|This affordable housing development in West Farms Square is one |
of thousands that was financed this year by the city. (Photo: Jeanmarie Evelly)
Officials announced that the city is ahead of schedule in Mayor Bloomberg's New Housing Marketplace Plan, which aims to "create and preserve 165,000 units of affordable housing by the end of 2014."
The number of units financed in the last fiscal year, which ended June 30, puts the city three-quarters of the way towards hitting that goal number, a fact hailed by officials as a major accomplishment in light of the recession and the budget restraints of the last few years.
"This is an amazing feat," HPD Commissioner Mathew Wambua said of the 15,827 affordable housing units the city funded last year.

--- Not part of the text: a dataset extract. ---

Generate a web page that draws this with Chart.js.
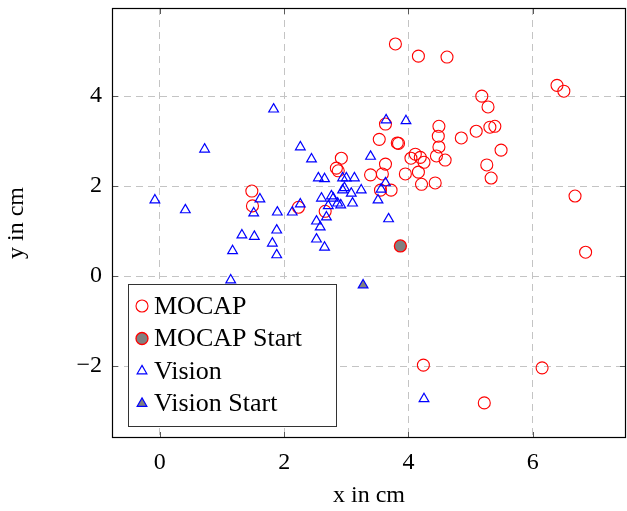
<!DOCTYPE html>
<html>
<head>
<meta charset="utf-8">
<script src="https://cdn.jsdelivr.net/npm/chart.js@4.4.1/dist/chart.umd.min.js"></script>
<style>
html, body { margin: 0; padding: 0; background: #fff; }
</style>
</head>
<body>
<canvas id="chart" width="627" height="511"></canvas>
<script>
// positions in cm
var mocapX = [3.79, 4.16, 4.62, 6.39, 6.50, 5.18, 5.28, 4.49, 3.63, 5.31, 5.39, 4.48, 4.85, 5.09, 3.53, 3.82,
              3.84, 4.49, 5.49, 4.04, 4.11, 4.19, 4.25, 4.45, 4.59, 3.63, 5.26, 3.39, 3.58, 3.95, 4.16, 5.33,
              4.21, 4.43, 3.55, 3.72, 6.68, 2.92, 2.84, 2.87, 1.48, 1.49, 2.23, 2.66, 6.85, 4.24, 6.15, 5.22];
var mocapY = [5.16, 4.89, 4.87, 4.24, 4.11, 4.00, 3.76, 3.33, 3.38, 3.31, 3.33, 3.11, 3.07, 3.22, 3.04, 2.96,
              2.95, 2.87, 2.80, 2.62, 2.71, 2.64, 2.53, 2.67, 2.58, 2.49, 2.47, 2.25, 2.27, 2.27, 2.31, 2.18,
              2.04, 2.07, 1.91, 1.91, 1.78, 2.62, 2.40, 2.34, 1.89, 1.56, 1.53, 1.44, 0.53, -1.98, -2.04, -2.82];
var mocapStartX = [3.87];
var mocapStartY = [0.67];

var visionX = [1.83, 0.72, 2.26, 2.44, 3.39, 3.64, 3.96, -0.08, 0.41, 1.61, 1.51, 1.89, 2.13, 2.26, 2.55, 2.65,
               2.94, 3.00, 3.13, 2.60, 2.76, 2.79, 2.94, 2.97, 3.08, 2.86, 2.91, 2.71, 3.10, 3.24, 2.68, 2.52,
               2.58, 2.52, 2.65, 1.88, 1.81, 1.88, 1.32, 1.52, 1.17, 1.14, 3.63, 3.56, 3.51, 3.68, 4.25];
var visionY = [3.71, 2.82, 2.87, 2.60, 2.66, 3.47, 3.45, 1.69, 1.47, 1.71, 1.40, 1.42, 1.42, 1.60, 2.18, 2.16,
               2.18, 2.18, 2.18, 1.73, 1.78, 1.73, 1.91, 1.96, 1.84, 1.62, 1.58, 1.56, 1.62, 1.91, 1.31, 1.22,
               1.09, 0.82, 0.64, 1.02, 0.73, 0.47, 0.91, 0.88, 0.56, -0.09, 2.07, 1.93, 1.69, 1.27, -2.73];
var visionStartX = [3.27];
var visionStartY = [-0.20];

var seriesNames = ['MOCAP', 'MOCAP Start', 'Vision', 'Vision Start'];

var serif = 'Liberation Serif';

function toPoints(xs, ys) {
    return xs.map(function (x, i) { return { x: x, y: ys[i] }; });
}

function fmt(v) {
    return String(v).replace('-', '\u2212');
}

// frame around the plot area plus small inward tick marks (pgfplots style)
var framePlugin = {
    id: 'frame',
    afterDraw: function (chart) {
        var ctx = chart.ctx, a = chart.chartArea;
        var xs = chart.scales.x, ys = chart.scales.y;
        ctx.save();
        ctx.strokeStyle = '#5a5a5a';
        ctx.lineWidth = 1;
        xs.ticks.forEach(function (t) {
            var px = Math.round(xs.getPixelForValue(t.value)) + 0.5;
            ctx.beginPath();
            ctx.moveTo(px, a.bottom); ctx.lineTo(px, a.bottom - 6);
            ctx.moveTo(px, a.top); ctx.lineTo(px, a.top + 6);
            ctx.stroke();
        });
        ys.ticks.forEach(function (t) {
            var py = Math.round(ys.getPixelForValue(t.value)) + 0.5;
            ctx.beginPath();
            ctx.moveTo(a.left, py); ctx.lineTo(a.left + 6, py);
            ctx.moveTo(a.right, py); ctx.lineTo(a.right - 6, py);
            ctx.stroke();
        });
        ctx.strokeStyle = '#000';
        ctx.lineWidth = 1.2;
        ctx.strokeRect(a.left + 0.5, a.top + 0.5, a.right - a.left - 1, a.bottom - a.top - 1);
        ctx.restore();
    }
};

// legend box sitting inside the plot, bottom left
var boxLegend = {
    id: 'boxLegend',
    afterDatasetsDraw: function (chart) {
        var ctx = chart.ctx, a = chart.chartArea;
        var w = 208, h = 142;
        var bx = a.left + 16, by = a.bottom - 12 - h;
        ctx.save();
        ctx.fillStyle = '#fff';
        ctx.fillRect(bx, by, w, h);
        ctx.strokeStyle = '#333';
        ctx.lineWidth = 1;
        ctx.strokeRect(bx + 0.5, by + 0.5, w, h);
        ctx.font = '26px "' + serif + '"';
        ctx.textBaseline = 'middle';
        chart.data.datasets.forEach(function (ds, i) {
            var cy = by + 22 + i * 32.5;
            ctx.fillStyle = ds.backgroundColor;
            ctx.strokeStyle = ds.borderColor;
            ctx.lineWidth = ds.borderWidth;
            Chart.helpers.drawPoint(ctx, {
                pointStyle: ds.pointStyle,
                radius: ds.pointRadius,
                borderWidth: ds.borderWidth,
                rotation: 0
            }, bx + 14, cy);
            ctx.fillStyle = '#000';
            ctx.fillText(ds.label, bx + 26, cy + 1);
        });
        ctx.restore();
    }
};

new Chart(document.getElementById('chart'), {
    type: 'scatter',
    data: {
        datasets: [
            {
                label: seriesNames[0], data: toPoints(mocapX, mocapY), order: 4,
                pointStyle: 'circle', pointRadius: 6, borderWidth: 1.1,
                borderColor: '#ff0000', backgroundColor: 'rgba(255,255,255,0)'
            },
            {
                label: seriesNames[1], data: toPoints(mocapStartX, mocapStartY), order: 3,
                pointStyle: 'circle', pointRadius: 6, borderWidth: 1.3,
                borderColor: '#ff0000', backgroundColor: '#808080'
            },
            {
                label: seriesNames[2], data: toPoints(visionX, visionY), order: 2,
                pointStyle: 'triangle', pointRadius: 5.6, borderWidth: 1.2,
                borderColor: '#0000ff', backgroundColor: 'rgba(255,255,255,0)'
            },
            {
                label: seriesNames[3], data: toPoints(visionStartX, visionStartY), order: 1,
                pointStyle: 'triangle', pointRadius: 5.6, borderWidth: 1.2,
                borderColor: '#0000ff', backgroundColor: '#808080'
            }
        ]
    },
    options: {
        responsive: false,
        animation: false,
        devicePixelRatio: 1,
        layout: { autoPadding: false, padding: { top: 8, right: 1, left: 0, bottom: 0 } },
        plugins: {
            legend: { display: false },
            tooltip: { enabled: false }
        },
        scales: {
            x: {
                type: 'linear',
                min: -0.77,
                max: 7.5,
                afterFit: function (s) {
                    s.height = 73;
                    s.paddingLeft = 0; s.paddingRight = 0;
                },
                border: { display: false, dash: [7, 5] },
                grid: { color: '#c4c4c4', lineWidth: 1, drawTicks: false },
                ticks: {
                    stepSize: 2, includeBounds: false, padding: 10,
                    color: '#000', font: { family: serif, size: 24 },
                    callback: function (v) { return fmt(v); }
                },
                title: {
                    display: true, text: 'x in cm', color: '#000',
                    font: { family: serif, size: 24 }, padding: { top: 0, bottom: 1 }
                }
            },
            y: {
                type: 'linear',
                min: -3.6,
                max: 5.96,
                afterFit: function (s) {
                    s.width = 112;
                    s.paddingTop = 0; s.paddingBottom = 0;
                },
                border: { display: false, dash: [7, 5] },
                grid: { color: '#c4c4c4', lineWidth: 1, drawTicks: false },
                ticks: {
                    stepSize: 2, includeBounds: false, padding: 10,
                    color: '#000', font: { family: serif, size: 24 },
                    callback: function (v) { return fmt(v); }
                },
                title: {
                    display: true, text: 'y in cm', color: '#000',
                    font: { family: serif, size: 24 }, padding: { top: 2, bottom: 0 }
                }
            }
        }
    },
    plugins: [framePlugin, boxLegend]
});
</script>
</body>
</html>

Among those are a set of eight high-rise apartment buildings along E. 178th Street in West Farms--known as the West Farms Square Plaza Apartments--which received millions of dollars in refinancing funds, in a deal between the federal Department of Housing and Urban Development, city's HDC and HPD as well as two local housing developers, Fordham Bedford Housing Corporation and University Neighborhood Housing Program. The negotiations took over two years and were finalized in May.
The 526 apartments within the sprawling complex are now locked into "affordable" rents for the next 40 years, meaning rents that are no more than a third of a household's income. The buildings will also be completely rehabbed from the inside-out.

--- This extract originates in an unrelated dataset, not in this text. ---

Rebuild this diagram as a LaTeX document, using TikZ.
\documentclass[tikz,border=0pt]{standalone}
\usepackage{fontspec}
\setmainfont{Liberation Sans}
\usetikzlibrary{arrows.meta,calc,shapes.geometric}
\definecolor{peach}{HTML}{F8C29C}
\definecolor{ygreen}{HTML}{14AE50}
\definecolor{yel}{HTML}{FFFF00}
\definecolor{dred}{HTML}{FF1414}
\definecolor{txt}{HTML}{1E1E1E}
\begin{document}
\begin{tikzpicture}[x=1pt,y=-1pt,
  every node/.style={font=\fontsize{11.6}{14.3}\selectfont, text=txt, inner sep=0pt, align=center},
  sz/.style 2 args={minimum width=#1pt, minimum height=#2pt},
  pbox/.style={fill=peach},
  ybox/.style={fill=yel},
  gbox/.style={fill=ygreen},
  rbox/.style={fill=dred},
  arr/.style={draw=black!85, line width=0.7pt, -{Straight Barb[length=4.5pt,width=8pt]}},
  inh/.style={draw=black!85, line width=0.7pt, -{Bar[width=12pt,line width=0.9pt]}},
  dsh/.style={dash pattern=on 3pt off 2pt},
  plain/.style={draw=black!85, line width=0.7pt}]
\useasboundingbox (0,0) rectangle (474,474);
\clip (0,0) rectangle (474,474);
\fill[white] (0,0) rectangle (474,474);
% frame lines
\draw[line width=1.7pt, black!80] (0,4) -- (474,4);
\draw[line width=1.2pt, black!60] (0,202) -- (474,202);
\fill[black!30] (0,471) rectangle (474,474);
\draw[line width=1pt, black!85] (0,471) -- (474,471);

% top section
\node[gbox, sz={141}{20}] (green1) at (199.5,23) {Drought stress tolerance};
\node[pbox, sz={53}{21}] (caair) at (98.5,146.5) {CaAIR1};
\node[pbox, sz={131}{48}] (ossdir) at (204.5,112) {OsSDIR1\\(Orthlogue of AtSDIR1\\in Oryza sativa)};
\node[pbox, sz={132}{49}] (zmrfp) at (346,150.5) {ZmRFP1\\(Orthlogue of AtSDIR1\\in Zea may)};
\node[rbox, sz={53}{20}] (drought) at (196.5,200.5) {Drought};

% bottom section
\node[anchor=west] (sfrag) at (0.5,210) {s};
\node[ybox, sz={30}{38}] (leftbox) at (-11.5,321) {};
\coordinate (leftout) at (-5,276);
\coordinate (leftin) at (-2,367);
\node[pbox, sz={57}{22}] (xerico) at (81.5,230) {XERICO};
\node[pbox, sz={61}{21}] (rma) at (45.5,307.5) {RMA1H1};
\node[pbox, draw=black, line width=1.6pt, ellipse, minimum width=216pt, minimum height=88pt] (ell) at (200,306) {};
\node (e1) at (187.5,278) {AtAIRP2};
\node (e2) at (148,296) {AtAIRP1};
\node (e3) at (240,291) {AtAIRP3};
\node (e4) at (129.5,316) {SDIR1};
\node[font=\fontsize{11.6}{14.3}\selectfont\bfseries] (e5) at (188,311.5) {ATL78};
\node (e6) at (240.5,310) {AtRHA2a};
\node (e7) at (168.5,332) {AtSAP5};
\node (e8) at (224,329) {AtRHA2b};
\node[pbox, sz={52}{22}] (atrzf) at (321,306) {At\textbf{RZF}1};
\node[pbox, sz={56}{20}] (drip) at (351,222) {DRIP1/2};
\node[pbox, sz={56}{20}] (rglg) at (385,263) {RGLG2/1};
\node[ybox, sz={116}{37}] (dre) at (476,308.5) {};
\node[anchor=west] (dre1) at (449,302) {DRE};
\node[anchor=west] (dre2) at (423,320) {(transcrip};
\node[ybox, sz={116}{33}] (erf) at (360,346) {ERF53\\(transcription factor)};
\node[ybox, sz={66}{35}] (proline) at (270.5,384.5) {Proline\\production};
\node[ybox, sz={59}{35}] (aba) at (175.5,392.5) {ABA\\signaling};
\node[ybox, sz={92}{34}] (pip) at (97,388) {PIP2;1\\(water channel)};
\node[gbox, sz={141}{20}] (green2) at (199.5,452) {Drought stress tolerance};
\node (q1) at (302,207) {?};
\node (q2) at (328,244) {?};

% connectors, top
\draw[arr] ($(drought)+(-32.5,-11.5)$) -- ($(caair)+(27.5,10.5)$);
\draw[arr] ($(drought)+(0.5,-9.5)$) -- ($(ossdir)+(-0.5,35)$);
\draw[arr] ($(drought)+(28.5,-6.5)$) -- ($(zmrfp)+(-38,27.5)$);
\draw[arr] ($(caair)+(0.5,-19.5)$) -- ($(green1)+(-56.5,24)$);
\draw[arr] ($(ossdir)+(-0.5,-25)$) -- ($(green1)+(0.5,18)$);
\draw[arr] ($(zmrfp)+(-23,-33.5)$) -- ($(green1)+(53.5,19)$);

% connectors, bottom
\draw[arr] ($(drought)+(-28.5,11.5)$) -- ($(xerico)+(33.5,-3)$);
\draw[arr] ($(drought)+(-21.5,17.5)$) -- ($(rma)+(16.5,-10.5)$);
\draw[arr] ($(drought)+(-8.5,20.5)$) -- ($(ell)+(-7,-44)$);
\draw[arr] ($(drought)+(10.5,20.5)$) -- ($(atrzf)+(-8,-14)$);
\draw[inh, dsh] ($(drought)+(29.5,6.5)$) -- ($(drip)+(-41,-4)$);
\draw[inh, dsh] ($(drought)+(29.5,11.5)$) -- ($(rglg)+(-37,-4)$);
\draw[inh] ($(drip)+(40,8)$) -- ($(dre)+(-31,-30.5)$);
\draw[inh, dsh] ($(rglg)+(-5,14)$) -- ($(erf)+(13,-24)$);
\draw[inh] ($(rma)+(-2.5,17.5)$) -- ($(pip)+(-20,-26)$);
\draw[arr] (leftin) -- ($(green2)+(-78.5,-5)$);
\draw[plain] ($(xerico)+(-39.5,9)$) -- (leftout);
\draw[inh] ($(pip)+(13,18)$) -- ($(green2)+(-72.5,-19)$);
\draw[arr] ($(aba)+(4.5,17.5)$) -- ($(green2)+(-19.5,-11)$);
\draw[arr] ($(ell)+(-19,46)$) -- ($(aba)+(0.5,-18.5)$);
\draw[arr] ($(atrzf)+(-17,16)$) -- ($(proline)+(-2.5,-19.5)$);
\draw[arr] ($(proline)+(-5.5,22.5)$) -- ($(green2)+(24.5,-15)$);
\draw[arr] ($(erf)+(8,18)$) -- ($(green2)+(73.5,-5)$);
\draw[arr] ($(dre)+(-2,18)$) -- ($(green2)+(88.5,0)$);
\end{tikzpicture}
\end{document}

"These buildings that are 40 years old are finally being renovated, and the residents will essentially be getting brand new apartments," said Monsignor John Jenik, president of Fordham Bedford.
The buildings have gotten new elevators, and will get new boilers, hot water heaters and facades; four playgrounds will be built on the grounds. Individual apartments are getting renovated bathrooms, kitchens and windows. Construction is expected to finish in September of 2012.
Several speakers' at today's press conference alluded to how the area looked in the 1970s and 80s, when much of it was consumed by rubble and empty lots.
"The renovations are a debt being repaid to the families who have lived here," through the "bad old days" said John Garcia, who sits on the buildings' board. "The tenants who always believed that West Farms was a great place to live."
"We've been long waiting for this," one long-term resident remarked.